- CHALLENGE -
Say how many lines include the word "that", using only a number.

** start of PROVIDED RECORDS **

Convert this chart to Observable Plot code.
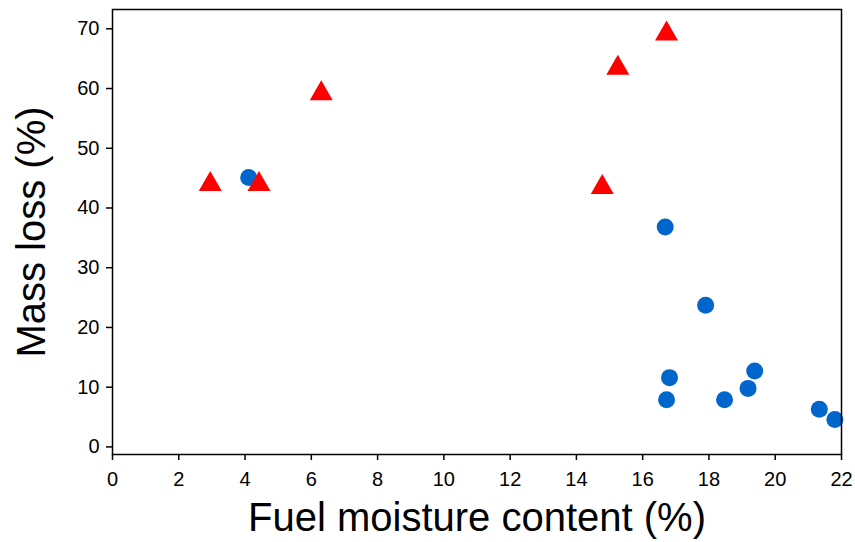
<!DOCTYPE html>
<html>
<head>
<meta charset="utf-8">
<script src="https://cdn.jsdelivr.net/npm/d3@7"></script>
<script src="https://cdn.jsdelivr.net/npm/@observablehq/plot@0.6"></script>
<style>
  html, body { margin: 0; padding: 0; background: #fff; }
  #chart svg { display: block; }
</style>
</head>
<body>
<div id="chart"></div>
<script>
// Circles (blue)
const moistureCircles = [4.11, 16.68, 17.90, 16.81, 16.72, 18.47, 19.18, 19.38, 21.33, 21.80];
const massLossCircles = [45.1, 36.8, 23.7, 11.6, 7.9, 7.9, 9.8, 12.7, 6.3, 4.6];
// Triangles (red)
const moistureTriangles = [2.95, 4.42, 6.30, 14.78, 15.25, 16.72];
const massLossTriangles = [44.5, 44.5, 59.7, 44.0, 64.0, 69.7];

const xTicks = [0, 2, 4, 6, 8, 10, 12, 14, 16, 18, 20, 22];
const yTicks = [0, 10, 20, 30, 40, 50, 60, 70];
const xTitle = "Fuel moisture content (%)";
const yTitle = "Mass loss (%)";

const circles = moistureCircles.map((x, i) => ({x, y: massLossCircles[i]}));
const triangles = moistureTriangles.map((x, i) => ({x, y: massLossTriangles[i]}));

// Triangle centred on its bounding box (matplotlib-style "^")
const triangleUp = {
  draw(context, size) {
    const r = Math.sqrt(size / Math.PI);
    const hw = r * 1.353, hh = r * 1.176;
    context.moveTo(0, -hh);
    context.lineTo(hw, hh);
    context.lineTo(-hw, hh);
    context.closePath();
  }
};

const chart = Plot.plot({
  width: 855,
  height: 542,
  marginLeft: 112,
  marginRight: 14,
  marginTop: 9,
  marginBottom: 88,
  style: {fontFamily: "'Liberation Sans', Arial, sans-serif", fontSize: "20px", color: "black", background: "white"},
  x: {domain: [0, 22]},
  y: {domain: [-1.27, 73.23]},
  marks: [
    Plot.axisX({ticks: xTicks, tickSize: 6, tickPadding: 11, fontSize: 20, label: null, strokeWidth: 1.5}),
    Plot.axisY({ticks: yTicks, tickSize: 6, tickPadding: 7, fontSize: 20, label: null, strokeWidth: 1.5}),
    Plot.dot(circles, {x: "x", y: "y", r: 8.5, symbol: "circle", fill: "#0066cc", stroke: "none"}),
    Plot.dot(triangles, {x: "x", y: "y", r: 8.5, symbol: triangleUp, fill: "#ff0000", stroke: "none"}),
    Plot.frame({stroke: "black", strokeWidth: 1.5}),
    Plot.text([xTitle], {frameAnchor: "bottom", dy: 64, fontSize: 40, textAnchor: "middle", lineAnchor: "middle", fill: "black"}),
    Plot.text([yTitle], {frameAnchor: "left", dx: -80, rotate: -90, fontSize: 40, textAnchor: "middle", lineAnchor: "middle", fill: "black"})
  ]
});
document.getElementById("chart").appendChild(chart);
</script>
</body>
</html>
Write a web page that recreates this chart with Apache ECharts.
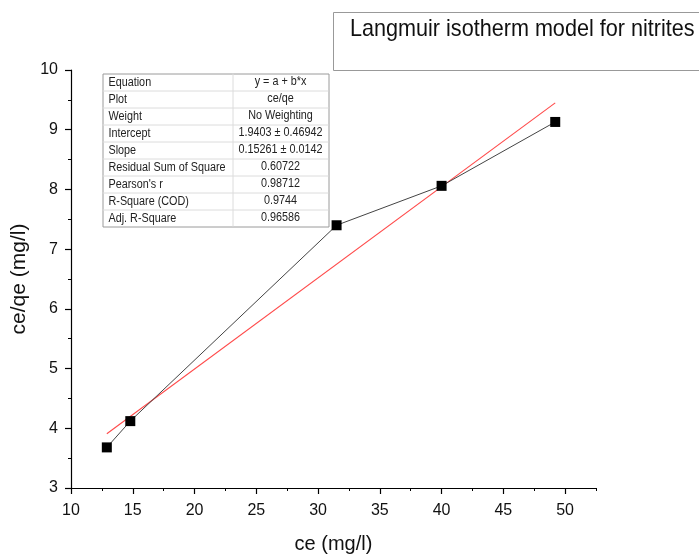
<!DOCTYPE html>
<html>
<head>
<meta charset="utf-8">
<script src="https://cdn.jsdelivr.net/npm/echarts@6/dist/echarts.min.js"></script>
<style>
  html, body { margin: 0; padding: 0; background: #fff; }
  #chart { width: 699px; height: 554px; }
</style>
</head>
<body>
<div id="chart"></div>
<script>
// Measured equilibrium concentration and ce/qe ratio
const ce = [12.9, 14.8, 31.5, 40.0, 49.2];
const ceQe = [3.68, 4.12, 7.40, 8.06, 9.13];

// Linear fit parameters (y = a + b*x)
const intercept = 1.9403;
const slope = 0.15261;

// Axis ticks
const xMajorTicks = [10, 15, 20, 25, 30, 35, 40, 45, 50];
const xMinorTicks = [12.5, 17.5, 22.5, 27.5, 32.5, 37.5, 42.5, 47.5, 52.5];
const yMajorTicks = [3, 4, 5, 6, 7, 8, 9, 10];
const yMinorTicks = [3.5, 4.5, 5.5, 6.5, 7.5, 8.5, 9.5];

// Fit statistics table
const statNames = ['Equation', 'Plot', 'Weight', 'Intercept', 'Slope',
  'Residual Sum of Square', "Pearson's r", 'R-Square (COD)', 'Adj. R-Square'];
const statValues = ['y = a + b*x', 'ce/qe', 'No Weighting', '1.9403 \u00b1 0.46942',
  '0.15261 \u00b1 0.0142', '0.60722', '0.98712', '0.9744', '0.96586'];

const titleText = 'Langmuir isotherm model for nitrites';

const FONT = 'Liberation Sans, Arial, sans-serif';

const chart = echarts.init(document.getElementById('chart'), null, { renderer: 'canvas' });

// Fit line drawn between the first and last measured ce
const fitData = [ce[0], ce[ce.length - 1]].map(x => [x, intercept + slope * x]);

// Statistics table as graphic elements (text slightly condensed)
const tbl = { x: 100, y: 71, w: 226, rowH: 17, splitX: 130 };
const squeeze = 0.9;
const tableChildren = [];
tableChildren.push({
  type: 'rect',
  shape: { x: 0.5, y: 0.5, width: tbl.w, height: tbl.rowH * statNames.length },
  style: { fill: '#fff', stroke: '#9a9a9a', lineWidth: 1 }
});
for (let i = 1; i < statNames.length; i++) {
  tableChildren.push({
    type: 'line',
    shape: { x1: 0, y1: i * tbl.rowH + 0.5, x2: tbl.w, y2: i * tbl.rowH + 0.5 },
    style: { stroke: '#dcdcdc', lineWidth: 1 }
  });
}
tableChildren.push({
  type: 'line',
  shape: { x1: tbl.splitX + 0.5, y1: 0, x2: tbl.splitX + 0.5, y2: tbl.rowH * statNames.length },
  style: { stroke: '#dcdcdc', lineWidth: 1 }
});
statNames.forEach((name, i) => {
  tableChildren.push({
    type: 'text', x: 6, y: i * tbl.rowH + tbl.rowH / 2 + 1, scaleX: squeeze,
    style: {
      x: 0, y: 0, text: name,
      font: '12px ' + FONT, fill: '#222', verticalAlign: 'middle', align: 'left'
    }
  });
  tableChildren.push({
    type: 'text', x: (tbl.splitX + tbl.w) / 2, y: i * tbl.rowH + tbl.rowH / 2, scaleX: squeeze,
    style: {
      x: 0, y: 0, text: statValues[i],
      font: '12px ' + FONT, fill: '#222', verticalAlign: 'middle', align: 'center'
    }
  });
});

const option = {
  backgroundColor: '#fff',
  animation: false,
  grid: { left: 71, right: 103, top: 70, bottom: 66, containLabel: false, outerBoundsMode: 'none' },
  xAxis: [
    {
      type: 'value', min: 10, max: 52.5, position: 'bottom',
      axisLine: { show: true, onZero: false, lineStyle: { color: '#000', width: 1.2 } },
      axisTick: { show: true, customValues: xMajorTicks, length: 6, lineStyle: { color: '#000', width: 1.2 } },
      axisLabel: { customValues: xMajorTicks, color: '#111', fontSize: 16, fontFamily: FONT, margin: 15 },
      splitLine: { show: false },
      name: 'ce (mg/l)', nameLocation: 'middle', nameGap: 46,
      nameTextStyle: { fontSize: 20, fontFamily: FONT, color: '#111' }
    },
    {
      type: 'value', min: 10, max: 52.5, position: 'bottom',
      axisLine: { show: false, onZero: false },
      axisTick: { show: true, customValues: xMinorTicks, length: 3, lineStyle: { color: '#000', width: 1 } },
      axisLabel: { show: false },
      splitLine: { show: false }
    }
  ],
  yAxis: [
    {
      type: 'value', min: 3, max: 10, position: 'left',
      axisLine: { show: true, onZero: false, lineStyle: { color: '#000', width: 1.2 } },
      axisTick: { show: true, customValues: yMajorTicks, length: 6, lineStyle: { color: '#000', width: 1.2 } },
      axisLabel: { customValues: yMajorTicks, color: '#111', fontSize: 16, fontFamily: FONT, margin: 13 },
      splitLine: { show: false },
      name: 'ce/qe (mg/l)', nameLocation: 'middle', nameGap: 35,
      nameTextStyle: { fontSize: 21, fontFamily: FONT, color: '#111' }
    },
    {
      type: 'value', min: 3, max: 10, position: 'left',
      axisLine: { show: false, onZero: false },
      axisTick: { show: true, customValues: yMinorTicks, length: 3, lineStyle: { color: '#000', width: 1 } },
      axisLabel: { show: false },
      splitLine: { show: false }
    }
  ],
  series: [
    {
      name: 'data', type: 'line', xAxisIndex: 0, yAxisIndex: 0,
      data: ce.map((x, i) => [x, ceQe[i]]),
      symbol: 'rect', symbolSize: 10,
      itemStyle: { color: '#000' },
      lineStyle: { color: '#444', width: 1 },
      z: 3
    },
    {
      name: 'fit', type: 'line', xAxisIndex: 0, yAxisIndex: 0,
      data: fitData, showSymbol: false, symbol: 'none',
      lineStyle: { color: '#ff4a4a', width: 1.1 },
      z: 2
    }
  ],
  graphic: [
    {
      type: 'group', left: 333, top: 12,
      children: [
        { type: 'rect', shape: { x: 0.5, y: 0.5, width: 380, height: 58 },
          style: { fill: '#fff', stroke: '#999', lineWidth: 1 } },
        { type: 'text', x: 17, y: 17, scaleX: 0.9,
          style: { x: 0, y: 0, text: titleText, font: '24px ' + FONT,
            fill: '#111', verticalAlign: 'middle', align: 'left' } }
      ]
    },
    { type: 'group', left: tbl.x, top: tbl.y, children: tableChildren }
  ]
};

chart.setOption(option);
</script>
</body>
</html>
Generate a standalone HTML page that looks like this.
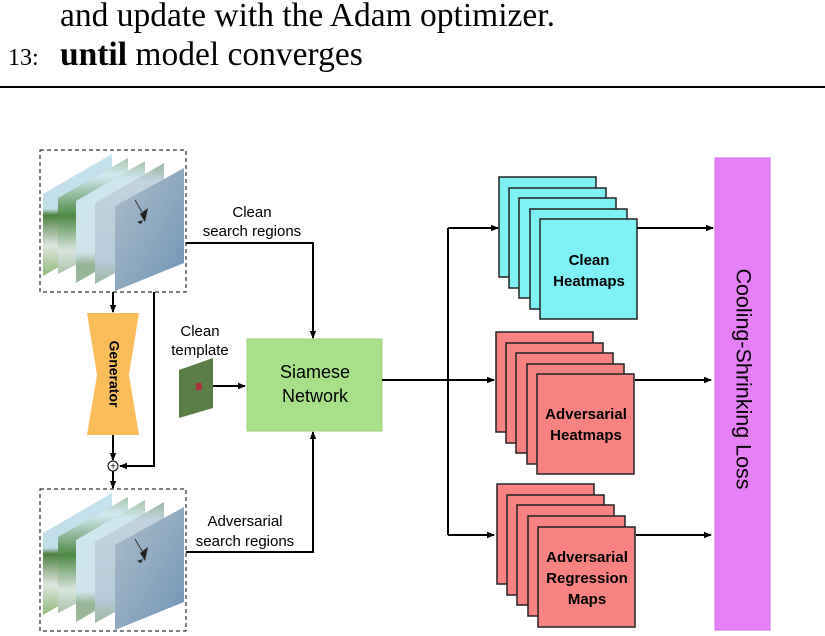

** end of PROVIDED RECORDS **

- SOLUTION TO THIS TASK -
2